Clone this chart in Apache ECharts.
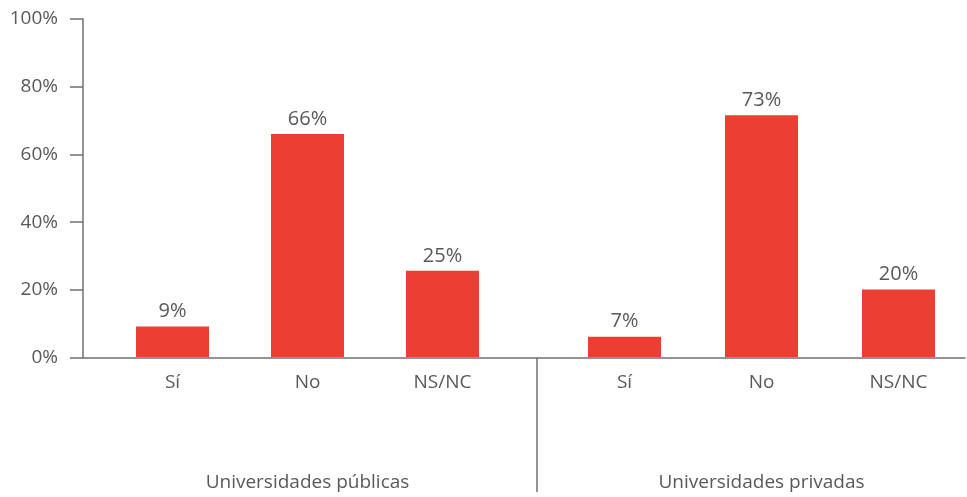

--

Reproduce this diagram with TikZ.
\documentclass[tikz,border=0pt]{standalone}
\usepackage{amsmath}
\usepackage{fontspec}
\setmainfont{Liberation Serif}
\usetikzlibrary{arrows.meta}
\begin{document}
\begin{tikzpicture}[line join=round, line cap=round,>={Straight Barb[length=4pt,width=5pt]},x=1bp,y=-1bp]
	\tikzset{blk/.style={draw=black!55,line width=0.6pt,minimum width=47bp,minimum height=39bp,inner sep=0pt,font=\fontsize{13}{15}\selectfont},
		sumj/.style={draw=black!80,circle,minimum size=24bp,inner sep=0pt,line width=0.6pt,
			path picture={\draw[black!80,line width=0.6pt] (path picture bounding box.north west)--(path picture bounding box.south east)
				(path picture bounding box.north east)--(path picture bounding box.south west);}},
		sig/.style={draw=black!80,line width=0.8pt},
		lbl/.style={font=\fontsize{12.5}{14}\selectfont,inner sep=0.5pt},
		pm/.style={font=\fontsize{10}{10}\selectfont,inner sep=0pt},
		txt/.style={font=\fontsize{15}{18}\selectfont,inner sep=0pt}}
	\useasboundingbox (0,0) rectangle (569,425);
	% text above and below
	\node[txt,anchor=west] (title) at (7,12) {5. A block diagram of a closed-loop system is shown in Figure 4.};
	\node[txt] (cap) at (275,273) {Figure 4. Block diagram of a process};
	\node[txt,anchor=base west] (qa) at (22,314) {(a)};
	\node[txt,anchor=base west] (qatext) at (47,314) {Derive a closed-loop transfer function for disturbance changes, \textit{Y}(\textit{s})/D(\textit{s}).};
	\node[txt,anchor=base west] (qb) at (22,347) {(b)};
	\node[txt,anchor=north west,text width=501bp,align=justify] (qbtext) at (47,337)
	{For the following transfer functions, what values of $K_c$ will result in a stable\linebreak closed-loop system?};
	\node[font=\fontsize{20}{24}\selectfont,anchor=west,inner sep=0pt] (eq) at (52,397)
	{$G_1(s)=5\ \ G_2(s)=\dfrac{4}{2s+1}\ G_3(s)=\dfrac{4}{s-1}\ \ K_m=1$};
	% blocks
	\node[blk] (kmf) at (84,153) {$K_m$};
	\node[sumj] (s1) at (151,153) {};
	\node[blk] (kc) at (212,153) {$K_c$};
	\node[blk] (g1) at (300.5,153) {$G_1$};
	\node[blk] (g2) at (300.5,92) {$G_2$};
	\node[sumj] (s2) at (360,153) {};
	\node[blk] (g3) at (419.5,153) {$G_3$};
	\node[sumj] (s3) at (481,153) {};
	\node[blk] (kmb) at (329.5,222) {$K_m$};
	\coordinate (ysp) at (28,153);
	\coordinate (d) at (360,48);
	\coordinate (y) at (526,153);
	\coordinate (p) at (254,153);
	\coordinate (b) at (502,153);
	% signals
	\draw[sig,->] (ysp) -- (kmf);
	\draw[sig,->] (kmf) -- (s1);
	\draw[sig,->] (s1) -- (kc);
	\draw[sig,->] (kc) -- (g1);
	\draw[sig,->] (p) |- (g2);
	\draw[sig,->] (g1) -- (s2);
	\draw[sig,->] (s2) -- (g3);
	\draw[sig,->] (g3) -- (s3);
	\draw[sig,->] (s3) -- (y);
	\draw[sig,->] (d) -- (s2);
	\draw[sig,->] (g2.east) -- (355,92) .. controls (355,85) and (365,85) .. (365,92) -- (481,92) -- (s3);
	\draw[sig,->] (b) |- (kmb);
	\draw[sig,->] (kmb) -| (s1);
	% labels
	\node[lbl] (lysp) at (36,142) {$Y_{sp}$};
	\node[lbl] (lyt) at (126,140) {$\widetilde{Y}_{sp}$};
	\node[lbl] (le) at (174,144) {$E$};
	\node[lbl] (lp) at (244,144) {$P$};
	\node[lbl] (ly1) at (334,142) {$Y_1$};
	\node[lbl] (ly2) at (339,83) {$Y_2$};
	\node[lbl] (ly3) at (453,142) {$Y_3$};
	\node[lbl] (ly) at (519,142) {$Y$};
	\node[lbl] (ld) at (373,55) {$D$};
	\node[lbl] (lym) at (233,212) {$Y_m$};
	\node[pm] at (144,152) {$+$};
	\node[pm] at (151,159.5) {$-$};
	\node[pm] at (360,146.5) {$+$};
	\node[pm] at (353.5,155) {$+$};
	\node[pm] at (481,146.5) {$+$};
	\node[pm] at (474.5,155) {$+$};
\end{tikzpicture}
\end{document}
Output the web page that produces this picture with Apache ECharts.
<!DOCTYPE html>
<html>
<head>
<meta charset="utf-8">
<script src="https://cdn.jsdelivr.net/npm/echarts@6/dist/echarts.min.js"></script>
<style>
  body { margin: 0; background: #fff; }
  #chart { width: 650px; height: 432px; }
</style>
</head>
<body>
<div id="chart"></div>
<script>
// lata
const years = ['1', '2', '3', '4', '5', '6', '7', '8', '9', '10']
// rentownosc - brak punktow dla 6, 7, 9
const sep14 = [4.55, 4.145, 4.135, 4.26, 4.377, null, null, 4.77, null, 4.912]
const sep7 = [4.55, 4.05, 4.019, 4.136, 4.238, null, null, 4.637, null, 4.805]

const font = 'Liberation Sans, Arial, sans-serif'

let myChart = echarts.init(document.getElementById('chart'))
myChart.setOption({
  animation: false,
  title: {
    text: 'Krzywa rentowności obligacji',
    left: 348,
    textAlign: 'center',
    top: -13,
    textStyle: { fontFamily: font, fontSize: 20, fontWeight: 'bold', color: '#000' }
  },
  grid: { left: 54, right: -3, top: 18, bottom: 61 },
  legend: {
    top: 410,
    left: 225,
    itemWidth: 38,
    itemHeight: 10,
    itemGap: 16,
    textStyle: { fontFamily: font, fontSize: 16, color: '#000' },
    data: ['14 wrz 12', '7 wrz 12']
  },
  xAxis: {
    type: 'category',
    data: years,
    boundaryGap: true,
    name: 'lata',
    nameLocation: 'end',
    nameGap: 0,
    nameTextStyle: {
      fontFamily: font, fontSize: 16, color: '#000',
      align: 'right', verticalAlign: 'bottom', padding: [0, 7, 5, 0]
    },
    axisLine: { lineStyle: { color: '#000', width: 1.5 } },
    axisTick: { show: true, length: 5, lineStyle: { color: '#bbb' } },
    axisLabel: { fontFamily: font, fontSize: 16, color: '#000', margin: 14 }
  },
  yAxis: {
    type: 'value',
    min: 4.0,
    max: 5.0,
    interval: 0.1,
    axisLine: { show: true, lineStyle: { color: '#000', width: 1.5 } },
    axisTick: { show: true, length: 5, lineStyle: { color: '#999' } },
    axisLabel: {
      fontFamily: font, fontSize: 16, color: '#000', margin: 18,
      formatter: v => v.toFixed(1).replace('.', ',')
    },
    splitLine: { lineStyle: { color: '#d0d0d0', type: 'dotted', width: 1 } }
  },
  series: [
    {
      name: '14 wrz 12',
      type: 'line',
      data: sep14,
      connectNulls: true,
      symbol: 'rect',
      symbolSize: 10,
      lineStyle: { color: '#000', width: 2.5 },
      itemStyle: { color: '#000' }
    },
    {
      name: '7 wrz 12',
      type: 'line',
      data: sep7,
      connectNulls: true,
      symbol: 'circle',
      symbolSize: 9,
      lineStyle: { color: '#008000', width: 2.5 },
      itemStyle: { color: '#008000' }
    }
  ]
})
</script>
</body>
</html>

WHAT IS ASKED: Retype, exactly and in full, the lines above from the one containing "Output the web" through the one containing "4.637, null, 4.805]".

EXERCISE OUTPUT:
Output the web page that produces this picture with Apache ECharts.
<!DOCTYPE html>
<html>
<head>
<meta charset="utf-8">
<script src="https://cdn.jsdelivr.net/npm/echarts@6/dist/echarts.min.js"></script>
<style>
  body { margin: 0; background: #fff; }
  #chart { width: 650px; height: 432px; }
</style>
</head>
<body>
<div id="chart"></div>
<script>
// lata
const years = ['1', '2', '3', '4', '5', '6', '7', '8', '9', '10']
// rentownosc - brak punktow dla 6, 7, 9
const sep14 = [4.55, 4.145, 4.135, 4.26, 4.377, null, null, 4.77, null, 4.912]
const sep7 = [4.55, 4.05, 4.019, 4.136, 4.238, null, null, 4.637, null, 4.805]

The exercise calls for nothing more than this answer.